Stella McCartney could be seen as a pioneer for sustainability as her brand was built around this ethos. Growing up vegetarian and being an avid campaigner for animal rights, McCartney has always had sustainability close to her heart. All her stores, offices and studios are powered by wind and energy. Recycling is also a big aspect of the brand as they strive to use recyclable materials in their collections. McCartney also enjoys discovering new technologies and methods to improve the sustainability of her brand, as she did in her collaboration with Adidas. This collaboration resulted in the brand’s most sustainable collection yet with the materials being 70% recycled. Another method McCartney uses to reduce waste is to design garments that people want and will not want to throw away.

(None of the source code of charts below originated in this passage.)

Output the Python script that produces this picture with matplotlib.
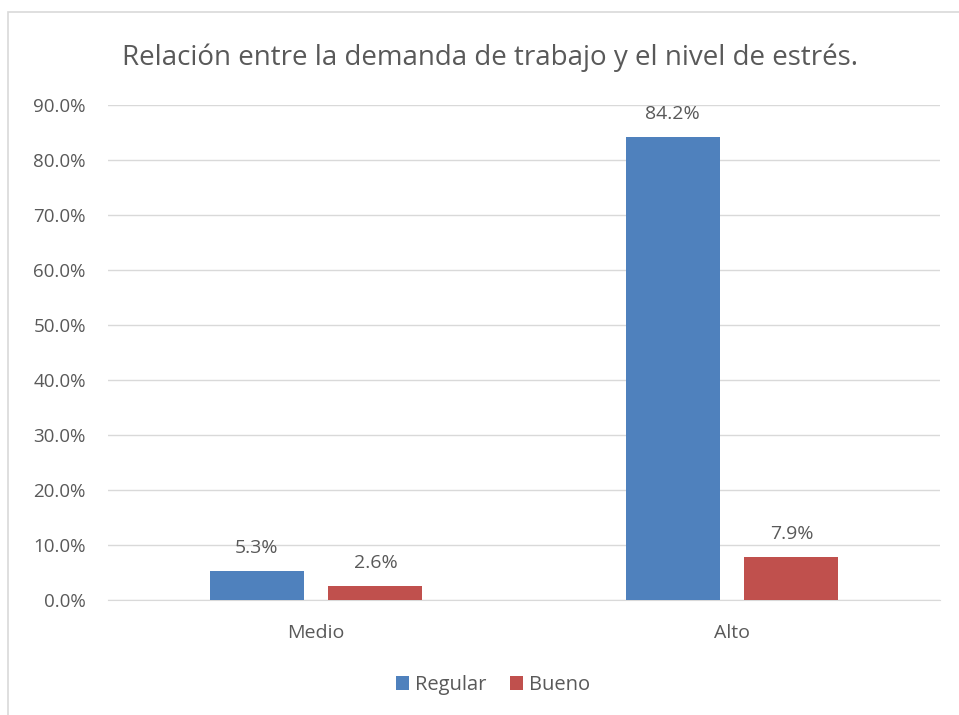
import matplotlib.pyplot as plt
import matplotlib.patches as mpatches
import numpy as np

categories = ['Medio', 'Alto']
series_names = ['Regular', 'Bueno']
regular = [0.053, 0.842]
bueno = [0.026, 0.079]
yticks = [0.0, 0.1, 0.2, 0.3, 0.4, 0.5, 0.6, 0.7, 0.8, 0.9]

plt.rcParams['font.family'] = ['Open Sans', 'DejaVu Sans']
text_color = '#595959'

fig = plt.figure(figsize=(9.59, 7.15), dpi=100)
ax = fig.add_axes([108 / 959, 115 / 715, 832 / 959, 495 / 715])

# outer chart border (cut off at right and bottom like the screenshot)
fig.patches.append(mpatches.Rectangle((8 / 959, -0.1), 2, (715 - 12) / 715 + 0.1,
                                      transform=fig.transFigure, fill=False,
                                      edgecolor='#d9d9d9', lw=1.2))

x = np.arange(len(categories))
w = 0.226
off = 0.143
colors = ['#4F81BD', '#C0504D']
for vals, dx, c, name in zip([regular, bueno], [-off, off], colors, series_names):
    bars = ax.bar(x + dx, vals, w, color=c, label=name, zorder=3)
    for b, v in zip(bars, vals):
        ax.annotate('{:.1f}%'.format(v * 100), (b.get_x() + b.get_width() / 2, v),
                    xytext=(0, 10), textcoords='offset points', ha='center', va='bottom',
                    fontsize=14, color=text_color)

ax.set_xlim(-0.5, 1.5)
ax.set_ylim(0, 0.9)
ax.set_yticks(yticks)
ax.set_yticklabels(['{:.1f}%'.format(t * 100) for t in yticks])
ax.set_xticks(x)
ax.set_xticklabels(categories)
ax.tick_params(length=0, labelsize=13.5, colors=text_color)
ax.tick_params(axis='x', labelsize=14, pad=17)
ax.tick_params(axis='y', pad=16)
ax.grid(axis='y', color='#d9d9d9', lw=1, zorder=0)
for s in ['top', 'right', 'left']:
    ax.spines[s].set_visible(False)
ax.spines['bottom'].set_color('#d9d9d9')

fig.text(490 / 959, 1 - 58 / 715, 'Relación entre la demanda de trabajo y el nivel de estrés.',
         ha='center', va='center', fontsize=20, color=text_color)

fig.legend(loc='center', bbox_to_anchor=(493 / 959, 1 - 685 / 715), ncol=2, frameon=False,
           fontsize=14.5, labelcolor=text_color, handlelength=0.65, handleheight=0.65,
           handletextpad=0.3, columnspacing=1.2)

fig.savefig('out.png', dpi=100)
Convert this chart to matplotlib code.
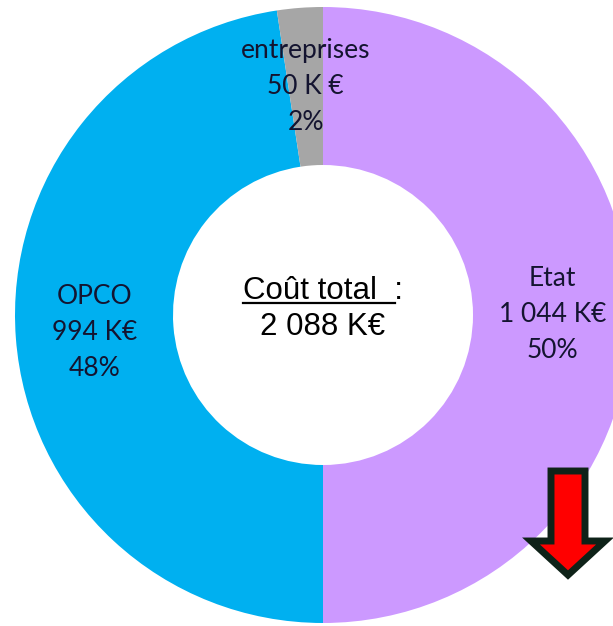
import matplotlib.pyplot as plt
from matplotlib.patches import FancyArrow

# financement par financeur (K€)
names = ["Etat", "OPCO", "entreprises"]
values = [1044, 994, 50]
units = ["K€", "K€", "K €"]
colors = ["#CC99FF", "#00B0F0", "#A6A6A6"]

total = sum(values)


def kfmt(v):
    # séparateur de milliers : espace
    return f"{v:,}".replace(",", " ")


labels = [f"{n}\n{kfmt(v)} {u}\n{round(100 * v / total)}%"
          for n, v, u in zip(names, values, units)]

fig = plt.figure(figsize=(6.13, 6.26), dpi=100)
ax = fig.add_axes([0, 0, 1, 1])

ax.pie(values, labels=labels, colors=colors, startangle=90, counterclock=False,
       center=(323, 311), radius=308, labeldistance=0.745,
       wedgeprops=dict(width=158, linewidth=0),
       textprops=dict(ha='center', va='center', fontsize=19, family='Lato',
                      color='#141430', linespacing=1.55))
ax.set_xlim(0, 613)
ax.set_ylim(0, 626)
ax.axis('off')

# texte central, "Coût total" souligné
title = ax.text(323, 335, "Coût total  :", ha='center', va='center',
                fontsize=22.5, family='Liberation Sans')
ax.text(323, 299, f"{kfmt(total)} K€", ha='center', va='center',
        fontsize=22.5, family='Liberation Sans')

fig.canvas.draw()
r = fig.canvas.get_renderer()
bb = title.get_window_extent(r)
colon = ax.text(0, 0, ":", fontsize=22.5, family='Liberation Sans')
cw = colon.get_window_extent(r).width
colon.remove()
ax.plot([bb.x0, bb.x1 - cw + 1], [bb.y0 + 3, bb.y0 + 3], color='black', lw=1.6)

# flèche de baisse
ax.add_patch(FancyArrow(568, 155, 0, -104, width=34, head_width=74,
                        head_length=34, length_includes_head=True,
                        fc='#FF0000', ec='#0e2218', lw=5, joinstyle='miter',
                        clip_on=False))

fig.savefig("out.png", dpi=100)
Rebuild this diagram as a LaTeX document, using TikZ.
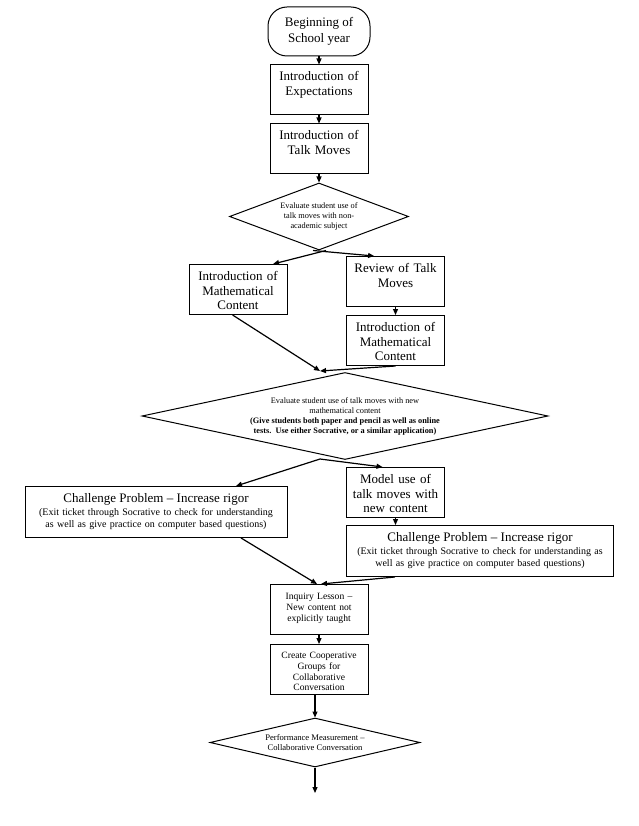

Once an outlier in her industry, it seems that other luxury fashion brands are taking a hint and improving their sustainability efforts.
Tala is an activewear brand dedicated to offering on-trend, affordable, high-performance activewear that is 100% upcycled. This means that all their garments are made by transforming waste materials into new clothes; saving an average of 14 litres of water and 750 grams of carbon dioxide per item compared to non-recycled materials. In addition, their labels are 100% plantable paper and their packaging is recyclable.
One of the first high street labels truly engaging in sustainability is H&M, launching its conscious collection in 2010. This collection features trendy and stylish pieces that are designed to promote the use of recycled materials in the fashion industry. H&M is constantly creating new, sustainable materials to produce their garments, the latest being orange fibre, bloom foam and piñatex. Whilst this collection stands out for its materials, the designs and prices are still classic H&M, displaying that you do not need to break the bank or change up your style to help the environment.
These three brands are a great example of how the fashion industry can reduce its significant impact on the environment. Sustainability is not limited to these brands and more are beginning to comprehend just how substantial this issue is. However, this is just the start, there is still a long way to go to improve the sustainability of the fashion industry. But it appears that we have taken that crucial first step to a greener future.